Чтобы стать солидным историческим обществом, собирающимся сохранять память о недавнем прошлом, “Мемориалу” требовалось заручиться поддержкой историков. Это было почти невыполнимой задачей. За годы советской власти историческая наука деградировала до такой степени, что мемориальцы никому не могли доверять; те, кто их устраивал, например Дима Юрасов, не были профессионалами.
Было, впрочем, одно исключение: молодой ученый Арсений Рогинский. При Сталине отца Рогинского арестовывали дважды. Он умер в 1951 году в тюрьме в Ленинграде – Арсению тогда было пять лет. Как часто бывало, КГБ не удосужился сообщить семье о смерти Рогинского-старшего. Вплоть до 1955 года мать Арсения отсылала посылки в лагеря и ждала мужа. Семья узнала о его смерти из телеграммы, уведомлявшей, что “посылка адресатом не получена”. Позднее Рогинским выдали справку, в которой в качестве причины смерти указывался сердечный приступ. “Когда я увидел этот документ, мне было восемь или девять лет, – рассказывал мне Арсений в офисе «Мемориала». – Я увидел печать с гербом Советского Союза, но все равно понял, что это какая-то фальшивка. Нам лгали и даже не заботились о правдоподобии того, что писали. Вот тогда-то я и решил стать историком”.

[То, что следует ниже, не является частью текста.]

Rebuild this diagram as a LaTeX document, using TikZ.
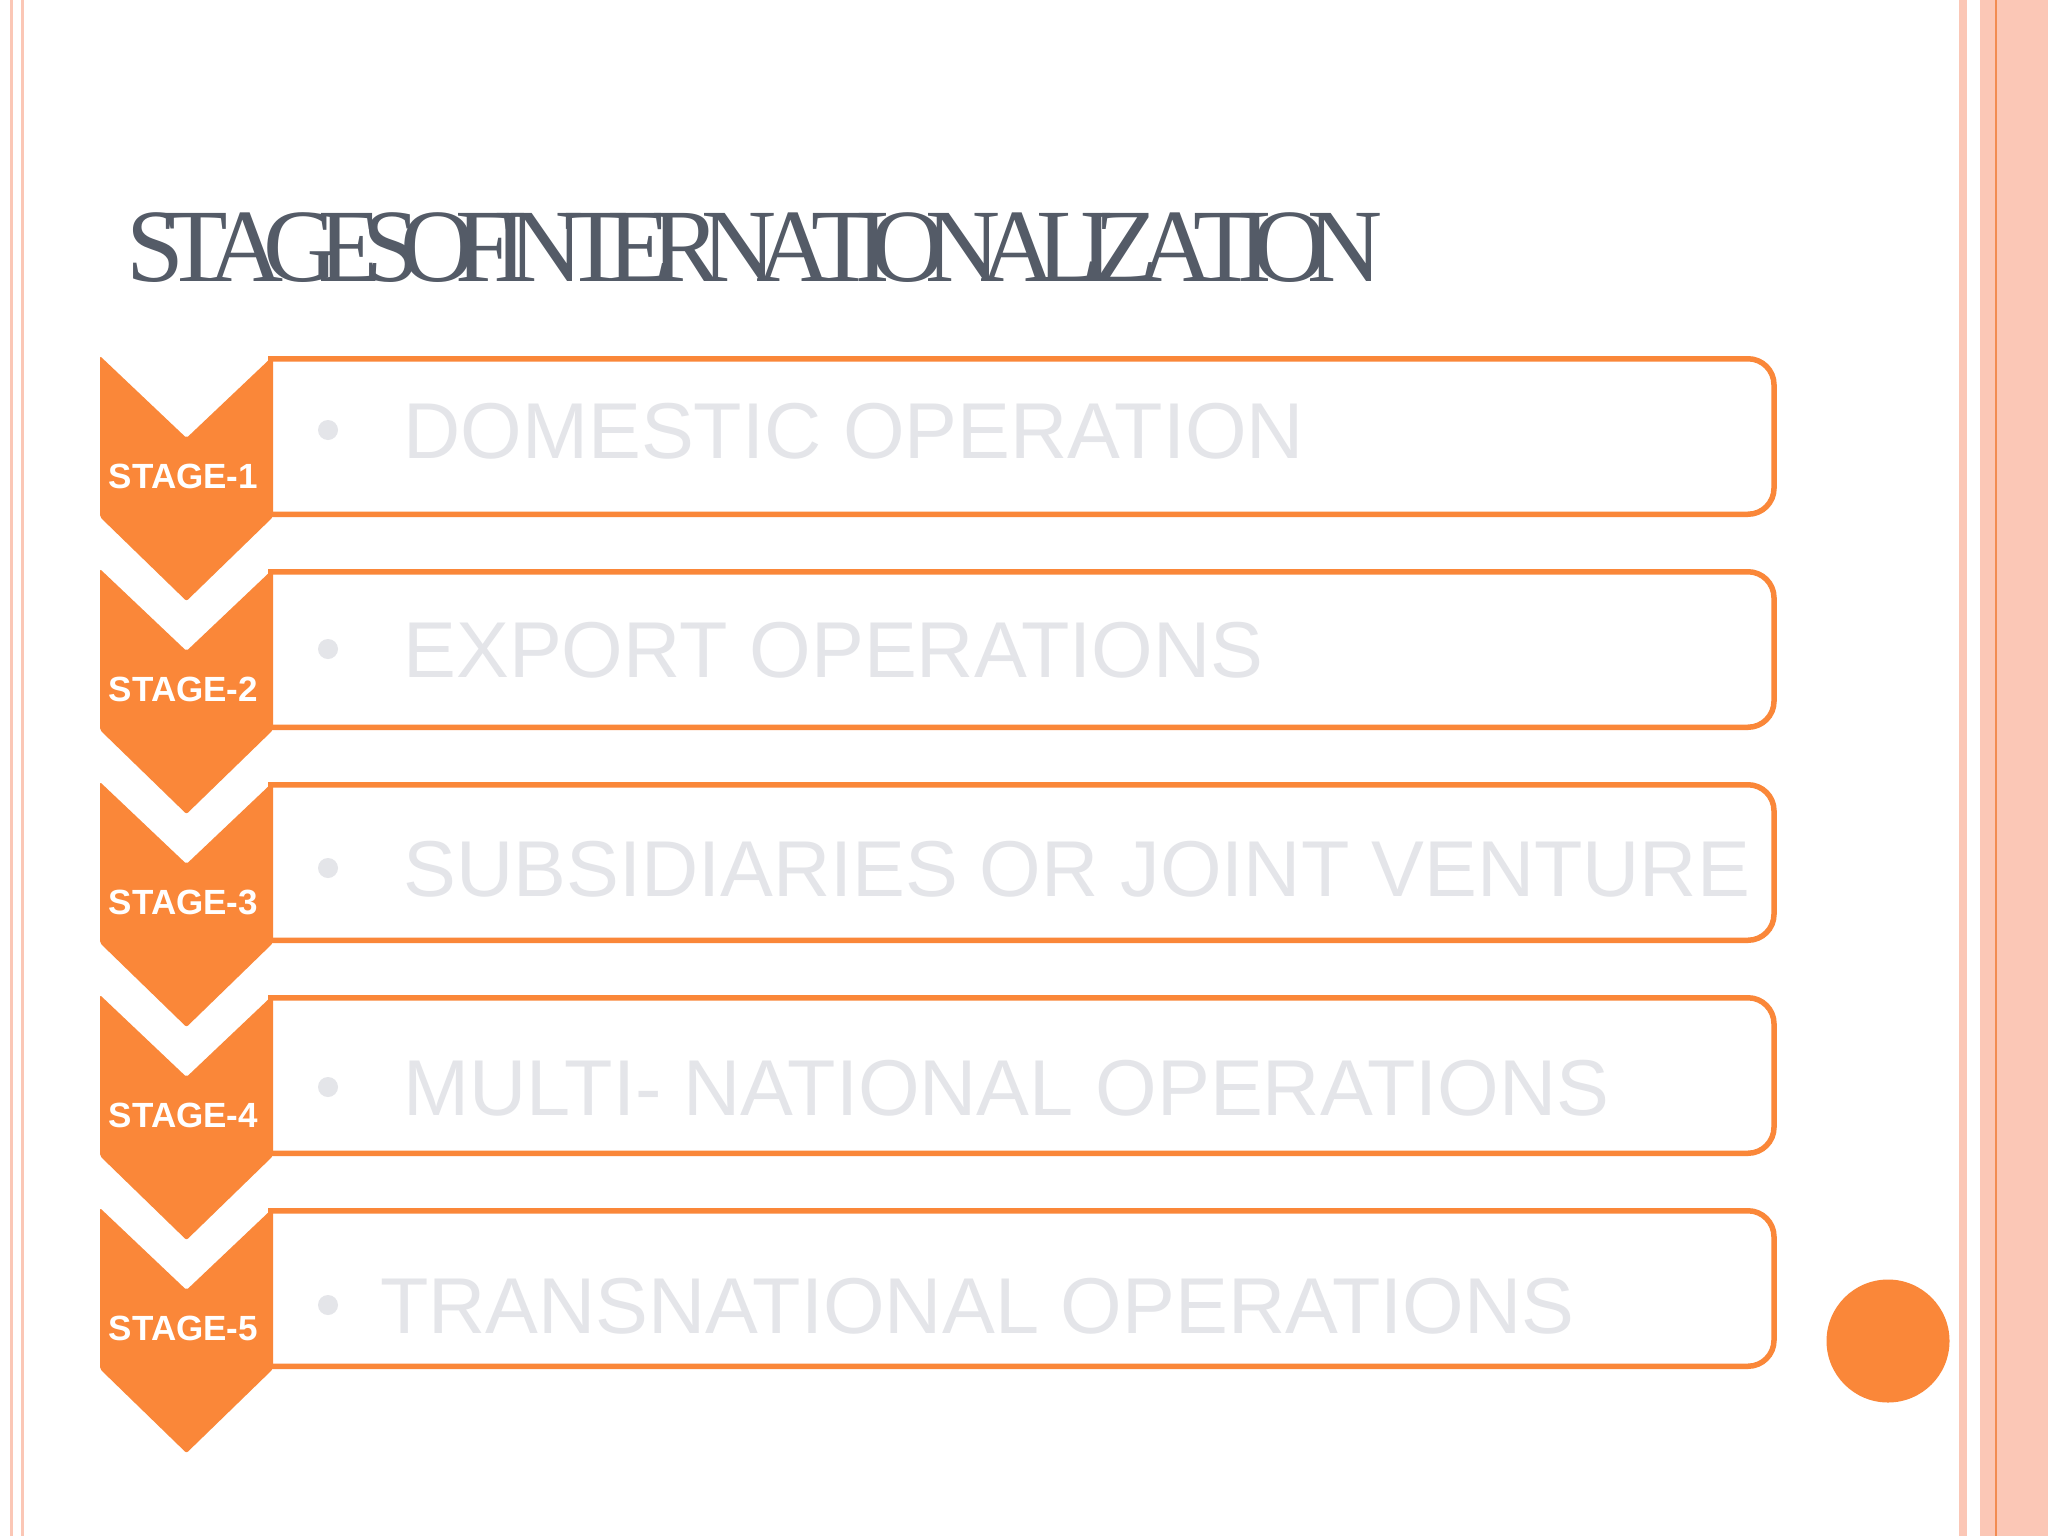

Арсений Рогинский учился в Тарту, эстонском университетском городе; в 1960-е там царил дух, похожий на атмосферу академического андеграунда Беркли. Самым заметным преподавателем Тартуского университета и научным руководителем Рогинского был историк культуры Юрий Лотман. В те времена, когда читать лекции о литературе и рекомендовать к прочтению произведения, объявленные “антисоветскими”, было невозможно, Лотман со своими студентами анализировал художественный и культурный текст методами неприкрыто еретическими для общества, в котором они жили. Их отказ от новояза и сведения всего к марксистско-ленинским категориям был формой диссидентства. В Тарту среди однокашников Рогинского были Никита Охотин, в будущем один из первых сотрудников “Мемориала”, и Габриэль Суперфин, помогавший Солженицыну в работе над “Архипелагом ГУЛАГ” и в 1970-е годы отправленный в лагеря. Часто приезжала к ним московская поэтесса Наталья Горбаневская, которая вместе с Павлом Литвиновым вышла на Красную площадь в 1968 году. Окончив университет и переехав в Ленинград, Рогинский совершил отчаянно рискованный поступок. Он вместе с друзьями основал подпольный альманах “Память” (не путать с расистским националистическим обществом с тем же названием). “Память” Рогинского в некотором роде была предшественницей “Мемориала”. Они начали тайно собирать архив советских документов сталинского времени и готовили сборники для публикации в самиздате. Вдохновившись примером солженицынского “Архипелага ГУЛАГ”, Рогинский поговорил с десятками людей, выживших в лагерях. “Больше всего я хотел доказать, что в этой стране возможно заниматься историей XX века”, – рассказывал он мне. Довольно скоро Рогинским заинтересовался КГБ. Несколько раз у него в квартире проводили обыск, прослушивали его телефон, вызывали на допросы. Но хотя КГБ явно понимал, чем занимается Рогинский, он не собирался облегчать им задачу: все свои пленки и бумаги он тщательно прятал. Комитетчики так и не нашли никаких доказательств. В 1981 году КГБ отбросил все юридические условности. Рогинского арестовали и приговорили к четырем годам лагерей. Его перебрасывали из лагеря в лагерь, опасаясь, что он “заразит” сокамерников антисоветскими идеями. Кроме того, ему хотели создать по-настоящему тяжелые условия. Когда наконец в 1985 году Рогинский вернулся в Москву, у власти уже был Горбачев. Рогинский был готов повторить свое “преступление”. “Я предполагал, что рано или поздно история победит глупость и жестокость”, – сказал он мне.